Confidentiality Concerns
The court addressed the defendant's concerns regarding the confidential nature of the financial information requested by Learjet. It acknowledged that while the existing protective order provided some level of confidentiality, there were still valid concerns about potential disclosures to individuals involved in ongoing negotiations. In response, the court proposed that access to the financial documents be restricted to outside counsel and a limited number of in-house counsel who were not engaged in competitive decision-making. This measure was intended to safeguard MPC's confidential information while allowing Learjet to utilize the necessary financial data for its claims.
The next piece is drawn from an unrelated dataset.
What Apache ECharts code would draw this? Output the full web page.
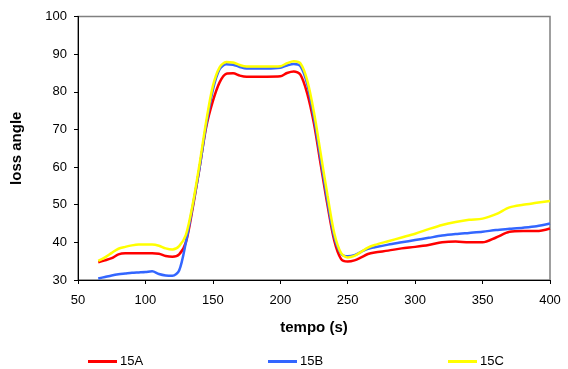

The court's ruling reflected a careful consideration of both parties' interests, aiming to create a fair discovery process without compromising the confidentiality of sensitive financial information.
Timing of Production
In its ruling, the court determined that while some financial information was relevant to the issue of punitive damages, the production of such information should be stayed until the resolution of any dispositive motions regarding Learjet's claims. The court highlighted that it would not prematurely require the defendant to produce financial documents before determining whether the claims survived legal scrutiny. This decision mirrored practices from previous cases, where courts often delayed the production of sensitive information until the viability of the underlying claims was confirmed. The court set specific conditions under which production would occur, ensuring that any disclosure would happen only after the court had ruled on the merits of the claims, thereby preserving the efficiency of the judicial process.